The use of the parents’ rate applies even if the parents are subject to the Alternative Minimum Tax (AMT). If the parents’ tax liability reflects AMT rules, the child’s share of the allocable parental tax will also reflect the AMT. Taxpayers must complete the parents’ return first, as those figures are essential inputs for Form 8615.
Once the final tax liability is determined on Form 8615, the resulting figure is transferred to the child’s Form 1040. This calculated tax amount is reported on the appropriate line for total tax. Form 8615 must be attached to the child’s return when filed with the Internal Revenue Service.
Attaching the form confirms that the child’s tax liability on unearned income was calculated using the Kiddie Tax rules. The child’s Social Security Number and the parent’s name and SSN must be included on Form 8615.
An alternative calculation method uses IRS Form 8814, “Parents’ Election To Report Child’s Interest and Dividends.” Parents may elect to include the child’s gross income on their own return instead of filing a separate return for the child. This election is available only if the child’s income consists solely of interest and dividends and the gross amount is less than $13,000 for the 2024 tax year.

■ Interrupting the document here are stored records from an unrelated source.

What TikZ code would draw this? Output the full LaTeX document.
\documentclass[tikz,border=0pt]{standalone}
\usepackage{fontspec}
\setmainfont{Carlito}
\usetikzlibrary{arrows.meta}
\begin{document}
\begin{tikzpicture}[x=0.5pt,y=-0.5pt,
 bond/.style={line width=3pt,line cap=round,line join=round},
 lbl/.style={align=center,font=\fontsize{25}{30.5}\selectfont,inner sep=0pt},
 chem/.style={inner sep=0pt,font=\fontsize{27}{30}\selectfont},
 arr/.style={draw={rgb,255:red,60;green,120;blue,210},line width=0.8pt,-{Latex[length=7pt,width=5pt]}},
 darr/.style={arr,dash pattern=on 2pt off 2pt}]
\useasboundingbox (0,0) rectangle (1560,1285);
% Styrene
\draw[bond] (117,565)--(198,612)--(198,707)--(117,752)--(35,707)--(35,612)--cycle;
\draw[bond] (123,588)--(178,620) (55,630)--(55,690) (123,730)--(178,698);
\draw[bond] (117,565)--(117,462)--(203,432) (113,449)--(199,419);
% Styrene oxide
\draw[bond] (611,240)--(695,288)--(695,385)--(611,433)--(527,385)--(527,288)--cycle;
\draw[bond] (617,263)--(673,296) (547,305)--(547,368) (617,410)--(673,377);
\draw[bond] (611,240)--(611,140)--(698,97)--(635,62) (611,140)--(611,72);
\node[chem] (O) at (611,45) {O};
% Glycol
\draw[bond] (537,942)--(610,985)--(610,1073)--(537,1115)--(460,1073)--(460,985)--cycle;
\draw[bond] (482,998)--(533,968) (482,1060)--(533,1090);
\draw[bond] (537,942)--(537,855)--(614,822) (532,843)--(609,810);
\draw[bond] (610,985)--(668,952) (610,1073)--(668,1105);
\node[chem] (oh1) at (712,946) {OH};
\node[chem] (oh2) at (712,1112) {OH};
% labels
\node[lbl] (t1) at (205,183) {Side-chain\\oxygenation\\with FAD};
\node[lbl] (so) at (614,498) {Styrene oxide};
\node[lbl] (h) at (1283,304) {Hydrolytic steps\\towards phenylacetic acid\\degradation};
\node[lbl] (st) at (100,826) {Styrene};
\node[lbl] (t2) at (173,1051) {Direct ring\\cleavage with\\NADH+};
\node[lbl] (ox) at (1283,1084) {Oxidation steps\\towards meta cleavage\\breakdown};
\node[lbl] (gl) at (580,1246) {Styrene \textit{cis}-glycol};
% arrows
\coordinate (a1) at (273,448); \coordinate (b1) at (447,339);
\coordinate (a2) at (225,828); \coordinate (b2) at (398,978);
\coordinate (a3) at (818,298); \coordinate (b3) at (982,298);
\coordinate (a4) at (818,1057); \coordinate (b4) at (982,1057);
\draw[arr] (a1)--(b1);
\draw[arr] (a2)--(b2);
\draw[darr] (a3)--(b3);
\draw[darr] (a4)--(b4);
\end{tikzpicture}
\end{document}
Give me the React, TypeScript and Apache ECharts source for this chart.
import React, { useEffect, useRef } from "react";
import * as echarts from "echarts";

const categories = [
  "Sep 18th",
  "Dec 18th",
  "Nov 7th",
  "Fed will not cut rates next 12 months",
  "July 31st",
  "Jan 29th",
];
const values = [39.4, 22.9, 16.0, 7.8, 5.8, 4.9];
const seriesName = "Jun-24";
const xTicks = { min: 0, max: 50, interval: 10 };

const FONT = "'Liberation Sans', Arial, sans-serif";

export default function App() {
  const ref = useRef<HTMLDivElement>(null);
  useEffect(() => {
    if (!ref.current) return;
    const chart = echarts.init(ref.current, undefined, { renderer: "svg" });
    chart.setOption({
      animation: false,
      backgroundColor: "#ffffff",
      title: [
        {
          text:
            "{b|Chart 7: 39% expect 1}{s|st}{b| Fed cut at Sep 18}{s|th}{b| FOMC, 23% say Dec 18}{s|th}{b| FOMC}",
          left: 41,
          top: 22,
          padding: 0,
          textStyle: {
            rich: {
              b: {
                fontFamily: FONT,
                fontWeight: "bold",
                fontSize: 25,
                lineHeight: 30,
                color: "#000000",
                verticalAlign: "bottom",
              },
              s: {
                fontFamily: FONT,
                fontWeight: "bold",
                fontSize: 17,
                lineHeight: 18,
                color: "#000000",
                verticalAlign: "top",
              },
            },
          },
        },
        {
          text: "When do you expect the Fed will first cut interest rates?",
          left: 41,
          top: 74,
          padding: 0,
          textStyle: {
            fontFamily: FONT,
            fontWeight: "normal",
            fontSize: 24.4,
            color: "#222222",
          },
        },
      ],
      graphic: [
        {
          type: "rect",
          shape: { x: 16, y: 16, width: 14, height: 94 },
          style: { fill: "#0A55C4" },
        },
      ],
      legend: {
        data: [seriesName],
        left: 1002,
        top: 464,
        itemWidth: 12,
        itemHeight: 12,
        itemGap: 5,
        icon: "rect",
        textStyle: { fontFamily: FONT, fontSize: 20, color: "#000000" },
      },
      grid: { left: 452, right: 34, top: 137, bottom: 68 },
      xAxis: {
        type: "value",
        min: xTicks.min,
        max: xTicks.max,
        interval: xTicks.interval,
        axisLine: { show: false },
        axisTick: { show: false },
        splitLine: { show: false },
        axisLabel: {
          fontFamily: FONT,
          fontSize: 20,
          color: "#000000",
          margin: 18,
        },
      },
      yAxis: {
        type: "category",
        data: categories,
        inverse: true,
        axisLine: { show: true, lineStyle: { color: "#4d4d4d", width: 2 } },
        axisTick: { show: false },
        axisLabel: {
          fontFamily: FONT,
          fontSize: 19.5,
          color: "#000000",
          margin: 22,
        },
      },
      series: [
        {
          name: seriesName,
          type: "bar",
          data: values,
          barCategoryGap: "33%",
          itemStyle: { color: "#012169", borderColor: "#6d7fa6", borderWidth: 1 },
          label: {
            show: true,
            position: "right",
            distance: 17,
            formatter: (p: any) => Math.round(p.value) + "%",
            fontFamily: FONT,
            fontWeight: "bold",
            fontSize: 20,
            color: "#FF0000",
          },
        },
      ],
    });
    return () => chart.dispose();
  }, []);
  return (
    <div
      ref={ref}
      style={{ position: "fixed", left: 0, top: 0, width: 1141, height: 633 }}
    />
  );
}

If the Form 8814 election is used, the child does not need to file Form 8615 or a separate Form 1040. The parents’ tax liability increases to include the child’s income, and a separate calculation is performed for the child’s tax on the parents’ return. While simplifying filing, this method can sometimes increase the parents’ Adjusted Gross Income, potentially affecting other tax credits and deductions.